Holding — CUDAHY, J.
- The U.S. Court of Appeals for the Seventh Circuit held that the district court incorrectly granted summary judgment, as there were material factual disputes regarding the nature of the plaintiffs' interests.
Rule
- Limited partnership interests do not cease to be classified as securities merely because they are accompanied by an option to purchase the general partners' interests.
Reasoning
- The U.S. Court of Appeals for the Seventh Circuit reasoned that limited partnership interests typically qualify as securities under the federal securities laws, particularly under the Howey test, which assesses whether profits are expected to come solely from the efforts of others.
- The district court's conclusion that the plaintiffs had sufficient control due to their option to purchase was flawed, as the plaintiffs did not exercise actual control for two years and had not yet paid the necessary funds to activate that control.
- The court highlighted that potential control alone does not negate the classification of an interest as a security, and the existence of a possible sham transaction was not addressed by the district court.
- Therefore, the appeals court found that the case warranted further proceedings to resolve the factual disputes regarding the nature of the plaintiffs' interests.

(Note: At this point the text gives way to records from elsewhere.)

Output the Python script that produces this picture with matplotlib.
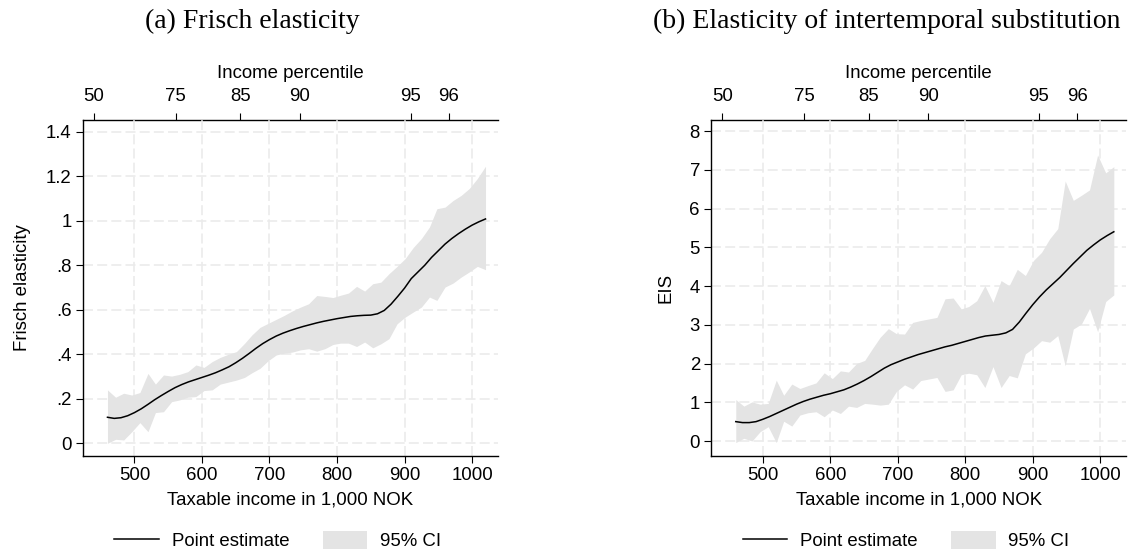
import matplotlib
matplotlib.use("Agg")
import matplotlib.pyplot as plt
from matplotlib.lines import Line2D
from matplotlib.patches import Patch

plt.rcParams["font.family"] = ["Liberation Sans", "DejaVu Sans"]

# income grid (1,000 NOK) for the smoothed point estimate
line_x = list(range(460, 1021, 10))
frisch_est = [0.117, 0.112, 0.115, 0.124, 0.138, 0.155, 0.175, 0.196, 0.215, 0.233,
              0.250, 0.264, 0.276, 0.286, 0.296, 0.306, 0.317, 0.330, 0.344, 0.362,
              0.382, 0.404, 0.427, 0.448, 0.466, 0.482, 0.495, 0.506, 0.516, 0.525,
              0.533, 0.541, 0.548, 0.554, 0.560, 0.565, 0.570, 0.573, 0.575, 0.576,
              0.582, 0.597, 0.625, 0.660, 0.697, 0.740, 0.770, 0.800, 0.835, 0.865,
              0.895, 0.920, 0.942, 0.962, 0.980, 0.995, 1.008]
eis_est = [0.50, 0.475, 0.475, 0.50, 0.56, 0.63, 0.71, 0.79, 0.87, 0.95,
           1.02, 1.08, 1.13, 1.18, 1.22, 1.27, 1.32, 1.39, 1.47, 1.56,
           1.66, 1.77, 1.88, 1.97, 2.04, 2.11, 2.17, 2.23, 2.28, 2.33,
           2.38, 2.43, 2.47, 2.52, 2.57, 2.62, 2.67, 2.71, 2.73, 2.75,
           2.79, 2.88, 3.07, 3.30, 3.52, 3.72, 3.90, 4.06, 4.22, 4.40,
           4.58, 4.75, 4.92, 5.06, 5.19, 5.30, 5.40]

# income bins for the confidence band
band_x = [460, 472, 484, 496, 508, 520, 531, 543, 555, 567, 579, 591, 603, 615, 627, 639,
          651, 663, 674, 686, 698, 710, 722, 734, 746, 758, 770, 782, 794, 805, 817, 829,
          841, 853, 865, 877, 889, 901, 913, 925, 937, 948, 960, 972, 984, 996, 1008, 1020]
frisch_lo = [0.000, 0.018, 0.015, 0.052, 0.093, 0.052, 0.138, 0.142, 0.187, 0.195, 0.207, 0.210,
             0.237, 0.240, 0.266, 0.275, 0.284, 0.296, 0.317, 0.337, 0.371, 0.397, 0.405, 0.410,
             0.420, 0.425, 0.414, 0.425, 0.444, 0.450, 0.450, 0.435, 0.455, 0.429, 0.447, 0.470,
             0.537, 0.567, 0.590, 0.612, 0.657, 0.642, 0.702, 0.720, 0.747, 0.770, 0.795, 0.780]
frisch_hi = [0.240, 0.207, 0.225, 0.217, 0.228, 0.314, 0.266, 0.307, 0.302, 0.310, 0.322, 0.352,
             0.341, 0.367, 0.386, 0.400, 0.412, 0.449, 0.487, 0.521, 0.539, 0.557, 0.575, 0.595,
             0.612, 0.627, 0.664, 0.660, 0.655, 0.665, 0.675, 0.705, 0.684, 0.717, 0.724, 0.762,
             0.795, 0.830, 0.880, 0.920, 0.972, 1.054, 1.061, 1.091, 1.114, 1.145, 1.190, 1.245]
eis_lo = [-0.04, 0.07, 0.00, 0.24, 0.37, -0.04, 0.51, 0.385, 0.67, 0.73, 0.755, 0.626,
          0.80, 0.71, 0.90, 0.866, 0.97, 0.95, 0.926, 0.95, 1.28, 1.45, 1.34, 1.56,
          1.60, 1.64, 1.28, 1.32, 1.71, 1.75, 1.71, 1.38, 1.92, 1.38, 1.69, 1.63,
          2.25, 2.40, 2.59, 2.55, 2.72, 1.94, 2.89, 3.02, 3.42, 2.82, 3.60, 3.77]
eis_hi = [1.07, 0.90, 1.01, 0.95, 0.97, 1.57, 1.18, 1.47, 1.355, 1.43, 1.50, 1.76,
          1.61, 1.81, 1.78, 2.00, 2.08, 2.40, 2.68, 2.90, 2.77, 2.76, 3.06, 3.11,
          3.15, 3.19, 3.67, 3.69, 3.41, 3.47, 3.62, 4.01, 3.58, 4.14, 4.01, 4.43,
          4.27, 4.66, 4.87, 5.22, 5.48, 6.71, 6.21, 6.34, 6.48, 7.38, 6.92, 7.08]

income_ticks = [500, 600, 700, 800, 900, 1000]
pct_income = [440, 561, 657, 745, 909, 966]
pct_labels = ["50", "75", "85", "90", "95", "96"]
frisch_ticks = [0, 0.2, 0.4, 0.6, 0.8, 1.0, 1.2, 1.4]
frisch_labels = ["0", ".2", ".4", ".6", ".8", "1", "1.2", "1.4"]
eis_ticks = [0, 1, 2, 3, 4, 5, 6, 7, 8]
eis_labels = ["0", "1", "2", "3", "4", "5", "6", "7", "8"]

W, H = 1141, 555
BAND = "#e4e4e4"
GRID = "#ebebeb"
FS = 13.4


def draw_panel(fig, left_px, est, lo, hi, ticks, labels, ylim, ylabel, title, title_px):
    ax = fig.add_axes([left_px / W, 1 - 456 / H, 415.3 / W, 336 / H])
    ax.fill_between(band_x, lo, hi, color=BAND, lw=0, zorder=2)
    ax.plot(line_x, est, color="black", lw=1.1, zorder=3)
    ax.set_xlim(423.3, 1038.5)
    ax.set_ylim(*ylim)
    ax.set_xticks(income_ticks)
    ax.set_yticks(ticks, labels)
    ax.grid(True, color=GRID, lw=1.2, ls=(0, (6, 2.5)), zorder=0)
    ax.spines["right"].set_visible(False)
    ax.spines["top"].set_visible(False)
    for s in ("left", "bottom"):
        ax.spines[s].set_linewidth(1.0)
    ax.tick_params(axis="both", length=5, width=0.8, labelsize=FS, direction="out")
    ax.tick_params(axis="x", pad=3)
    ax.tick_params(axis="y", pad=3)
    ax.set_xlabel("Taxable income in 1,000 NOK", fontsize=FS, labelpad=5)
    ax.set_ylabel(ylabel, fontsize=FS, labelpad=11)

    top = ax.secondary_xaxis("top")
    top.set_xticks(pct_income, pct_labels)
    top.tick_params(length=5, width=0.8, labelsize=FS, pad=6)
    top.spines["top"].set_linewidth(1.0)
    top.set_xlabel("Income percentile", fontsize=FS, labelpad=7)

    fig.text(title_px / W, 1 - 27.5 / H, title, ha="center", va="baseline",
             fontsize=20, family=["Liberation Serif", "DejaVu Serif"])

    handles = [Line2D([], [], color="black", lw=1.1),
               Patch(facecolor=BAND, edgecolor="none")]
    ax.legend(handles, ["Point estimate", "95% CI"], loc="center left",
              bbox_to_anchor=((left_px + 31.6) / W, 1 - 540.7 / H),
              bbox_transform=fig.transFigure, ncol=2, frameon=False,
              borderpad=0, borderaxespad=0, handlelength=2.4, handleheight=1.1,
              handletextpad=0.68, columnspacing=1.8, fontsize=FS)
    return ax


fig = plt.figure(figsize=(W / 100, H / 100), dpi=100)
draw_panel(fig, 82.7, frisch_est, frisch_lo, frisch_hi, frisch_ticks, frisch_labels,
           (-0.057, 1.4526), "Frisch elasticity", "(a) Frisch elasticity", 252.6)
draw_panel(fig, 711, eis_est, eis_lo, eis_hi, eis_ticks, eis_labels,
           (-0.387, 8.284), "EIS", "(b) Elasticity of intertemporal substitution", 887)
fig.savefig("out.png", dpi=100)
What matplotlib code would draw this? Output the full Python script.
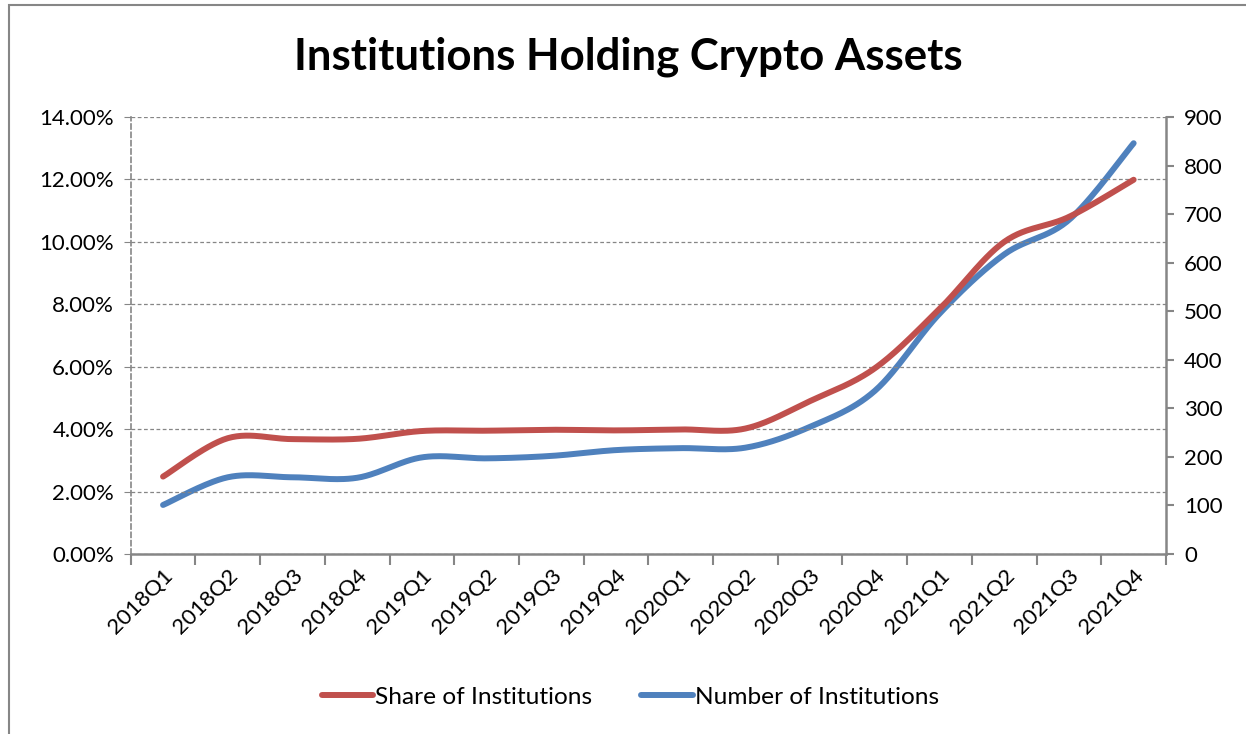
import numpy as np
import matplotlib.pyplot as plt
from matplotlib.ticker import FuncFormatter, MultipleLocator
from matplotlib.patches import Rectangle

plt.rcParams["font.family"] = ["Lato", "DejaVu Sans"]

quarters = ["2018Q1", "2018Q2", "2018Q3", "2018Q4",
            "2019Q1", "2019Q2", "2019Q3", "2019Q4",
            "2020Q1", "2020Q2", "2020Q3", "2020Q4",
            "2021Q1", "2021Q2", "2021Q3", "2021Q4"]
share_pct = [2.48, 3.71, 3.68, 3.69, 3.94, 3.95, 3.98, 3.96,
             3.99, 4.02, 4.9, 5.95, 7.85, 10.0, 10.8, 11.99]
n_inst = [101, 158, 158, 157, 199, 197, 202, 214,
          218, 219, 262, 336, 495, 617, 688, 846]

red = "#C0504D"
blue = "#4F81BD"
grey = "#868686"


def smooth(x, y, n=30):
    # excel-style bezier smoothing between points
    x = np.asarray(x, float)
    y = np.asarray(y, float)
    px = np.concatenate([[x[0]], x, [x[-1]]])
    py = np.concatenate([[y[0]], y, [y[-1]]])
    xs, ys = [], []
    t = np.linspace(0, 1, n)
    for i in range(1, len(px) - 2):
        p0 = np.array([px[i], py[i]])
        p3 = np.array([px[i + 1], py[i + 1]])
        c1 = p0 + (np.array([px[i + 1], py[i + 1]]) - np.array([px[i - 1], py[i - 1]])) / 6
        c2 = p3 - (np.array([px[i + 2], py[i + 2]]) - np.array([px[i], py[i]])) / 6
        b = ((1 - t) ** 3)[:, None] * p0 + (3 * (1 - t) ** 2 * t)[:, None] * c1 \
            + (3 * (1 - t) * t ** 2)[:, None] * c2 + (t ** 3)[:, None] * p3
        xs.append(b[:, 0])
        ys.append(b[:, 1])
    return np.concatenate(xs), np.concatenate(ys)


fig = plt.figure(figsize=(12.46, 7.34), dpi=100)
# outer chart border, right and bottom edges fall outside the image
fig.patches.append(Rectangle((9 / 1246, -10 / 734), 1260 / 1246, 739 / 734,
                             transform=fig.transFigure, fill=False,
                             edgecolor=grey, linewidth=1.5))

ax = fig.add_axes([130.7 / 1246, (734 - 554) / 734, 1035.3 / 1246, 437 / 734])
ax2 = ax.twinx()

x = np.arange(len(quarters))
sx, sy = smooth(x, share_pct)
nx, ny = smooth(x, n_inst)

l1, = ax.plot(sx, sy, color=red, lw=4.3, solid_capstyle="round", label="Share of Institutions")
l2, = ax2.plot(nx, ny, color=blue, lw=4.3, solid_capstyle="round", label="Number of Institutions")
ax.set_zorder(ax2.get_zorder() + 1)
ax.patch.set_visible(False)

ax.set_xlim(-0.5, len(quarters) - 0.5)
ax.set_ylim(0, 14)
ax2.set_ylim(0, 900)
ax.yaxis.set_major_locator(MultipleLocator(2))
ax2.yaxis.set_major_locator(MultipleLocator(100))
ax.yaxis.set_major_formatter(FuncFormatter(lambda v, p: f"{v:.2f}%"))

ax.grid(axis="y", color=grey, ls=(0, (3, 2)), lw=0.9)
ax.set_axisbelow(True)

ax.set_xticks(x)
ax.set_xticklabels(quarters, rotation=45, ha="right", va="top", rotation_mode="anchor", fontsize=16)
ax.set_xticks(np.arange(-0.5, len(quarters)), minor=True)
ax.tick_params(axis="x", which="major", length=0, pad=8)
ax.tick_params(axis="x", which="minor", length=8, color=grey, width=1.5)

ax.tick_params(axis="y", labelsize=16, length=5, color=grey, pad=7)
ax2.tick_params(axis="y", labelsize=16, length=6, color=grey, width=1.5, pad=7)

for a in (ax, ax2):
    a.spines["top"].set_visible(False)
ax.spines["left"].set_color(grey)
ax.spines["left"].set_linestyle((0, (3, 2)))
ax.spines["left"].set_linewidth(1.2)
ax.spines["bottom"].set_color(grey)
ax.spines["bottom"].set_linewidth(1.8)
ax.spines["right"].set_visible(False)
ax2.spines["left"].set_visible(False)
ax2.spines["bottom"].set_visible(False)
ax2.spines["right"].set_color(grey)
ax2.spines["right"].set_linewidth(1.8)

fig.text(0.504, 1 - 57 / 734, "Institutions Holding Crypto Assets", ha="center", va="center",
         fontsize=31.5, fontweight="bold")

fig.legend(handles=[l1, l2], loc="center", bbox_to_anchor=(0.506, 1 - 697 / 734), ncol=2,
           frameon=False, fontsize=17.6, handlelength=2.1, handletextpad=0.1, columnspacing=2.0)

fig.savefig("out.png", dpi=100)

Deep Dive: How the Court Reached Its Decision
Legal Classification of Limited Partnership Interests
The U.S. Court of Appeals for the Seventh Circuit began its analysis by reaffirming the principle that limited partnership interests typically qualify as securities under federal law. The court referenced the Howey test, which determines whether an investment qualifies as a security by examining if individuals invest money in a common enterprise with the expectation of profits derived solely from the efforts of others. In this case, the district court had concluded that the plaintiffs' interests were not securities because they possessed an option to purchase the general partners' interests, suggesting they had sufficient control. However, the appellate court found this reasoning flawed, as the plaintiffs did not exercise actual control over the investment for two years after acquiring the limited partnership interests. Thus, potential control, which had not been activated, should not preclude the interests from being classified as securities under the Howey test. The court emphasized that merely having the option to exert control does not negate the classification as a security, as the plaintiffs had not exercised that control until they purchased the general partnership interests. This interpretation aligns with the broader intent of the securities laws to protect investors who may be at risk when relying on others to manage their investments. The appellate court concluded that the mere existence of an option to purchase did not alter the nature of the limited partnership interests as securities.
Material Factual Disputes
The court further noted that there remained material factual disputes regarding the nature of the plaintiffs' interests and their actual control over the investment. The plaintiffs argued that they did not assume control for two years and highlighted that several conditions had to be met before they could replace the general partners. The appellate court reiterated that summary judgment is inappropriate when there are genuine issues of material fact, particularly when the evidence is subject to conflicting interpretations. By viewing the evidence in the light most favorable to the plaintiffs, the court found that reasonable people could differ on the significance of the control exerted by the plaintiffs during the relevant period. The plaintiffs had maintained their status as limited partners until they exercised their option, which indicated they had not taken on the managerial responsibilities typically associated with general partners. This further supported the notion that their interests should still be classified as securities, as they had not actively participated in the management of the properties before exercising their option. Therefore, the appellate court concluded that the district court erred in granting summary judgment based on the assumption of control when material factual disputes remained unresolved.
Potential Sham Transaction
The court also addressed the possibility that the limited partnership agreement could be construed as a sham transaction, designed to disguise an actual purchase of the property. The defendants contended that the structure of the agreement was intended to preserve favorable mortgage terms rather than genuinely create a limited partnership, arguing that the plaintiffs' motives were to purchase the property outright. The appellate court highlighted that if the transaction was indeed a sham, it would fall outside the scope of federal securities laws. However, the district court had not made any findings regarding whether the agreement constituted a sham transaction, leaving this critical question unexamined. Since both parties disputed the nature of the transaction, the appellate court determined that it was inappropriate to resolve this issue based solely on the existing record. The court indicated that this matter could be revisited in further proceedings, where evidence could be properly evaluated to establish the true nature of the transaction. Consequently, the potential for the agreement to be a sham transaction added another layer of complexity to the legal assessment of the plaintiffs' interests.
Conclusion and Remand for Further Proceedings
In conclusion, the U.S. Court of Appeals for the Seventh Circuit vacated the district court's award of summary judgment and remanded the case for further proceedings. The appellate court's ruling underscored the importance of evaluating the context and substance of the plaintiffs' interests in light of the factual disputes regarding their control and the nature of the partnership agreement. The court directed that the material facts surrounding the plaintiffs' expectation of profits and their reliance on the efforts of others be thoroughly assessed. The appellate court aimed to ensure that the plaintiffs' rights under federal securities laws would be adequately evaluated, particularly given the potential implications of the agreement being a sham. By remanding the case, the court allowed for a more comprehensive examination of the issues at hand, including the motivations of the parties involved and the actual control exercised by the plaintiffs during the relevant period. This decision reaffirmed the judicial commitment to upholding investor protections in accordance with the broad definitions established by securities laws.